The initial braking feel was very positive and had a short bedding-in process that gave tonnes of bite and power in only a few hard decelerations. They have a very positive metallic feel, accentuated by the very low seal drag, which gives them an impressive, almost effortless action. The front brake was perfect, though the rear, after bedding in, needed a top-up bleed. The bleed process is straightforward and uses the same procedure as Shimano with a syringe at the caliper and a cup or open syringe at the lever. No bleed cup or syringe is supplied, though the thread on the lever end is the same as a RockShox Reverb, so I simply used an open syringe with the correct attachment to do a top-up bleed. I actually had to do this a couple of times after my first few rides, but once settled, it caused me no issues. I suspect there was air caught somewhere in the master cylinder, so bleeding off the bike would be better next time. This is fine for professional mechanics, but it might be a bit too much hassle for amateur wrenchers.

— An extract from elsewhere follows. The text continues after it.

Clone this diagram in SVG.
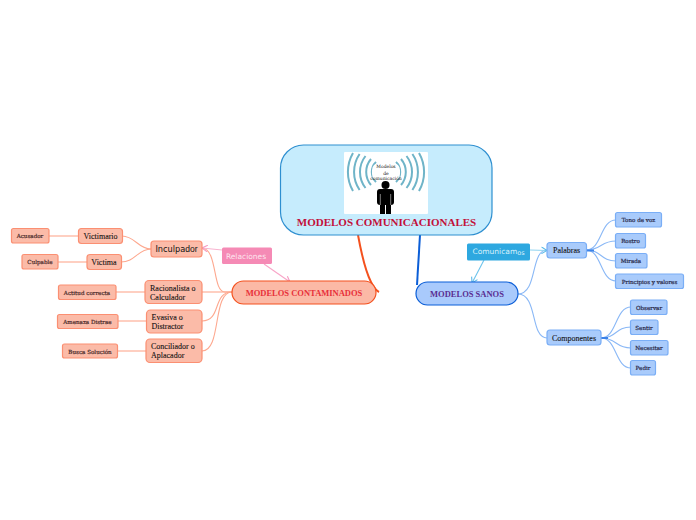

Though the initial bite is very impressive, what is more surprising is the amount of modulation they offer. I have found brakes that have a super-hard bite point are actually difficult to use in technical terrain as they tend to have a very on/off nature, but not so here. After the initial contact of pads on the rotor, there's plenty of feel on offer, allowing you to meter out as much power as you need before locking your wheels.

I was initially a bit skeptical about the use of stainless steel pistons; having worked for several brake brands in the past, they all sang the virtues of non-metallic pistons, but my worries were needless. Despite my best attempts on long, steep descents, I never experienced any issues with fade or warbling noises. In fact, they were eerily quiet on all but the steepest, wettest rides, which I think is partly down to the different-sized pistons causing the pads to connect to the rotor at a light angle, much like how you used to ‘toe-in’ old-school rim brake pads.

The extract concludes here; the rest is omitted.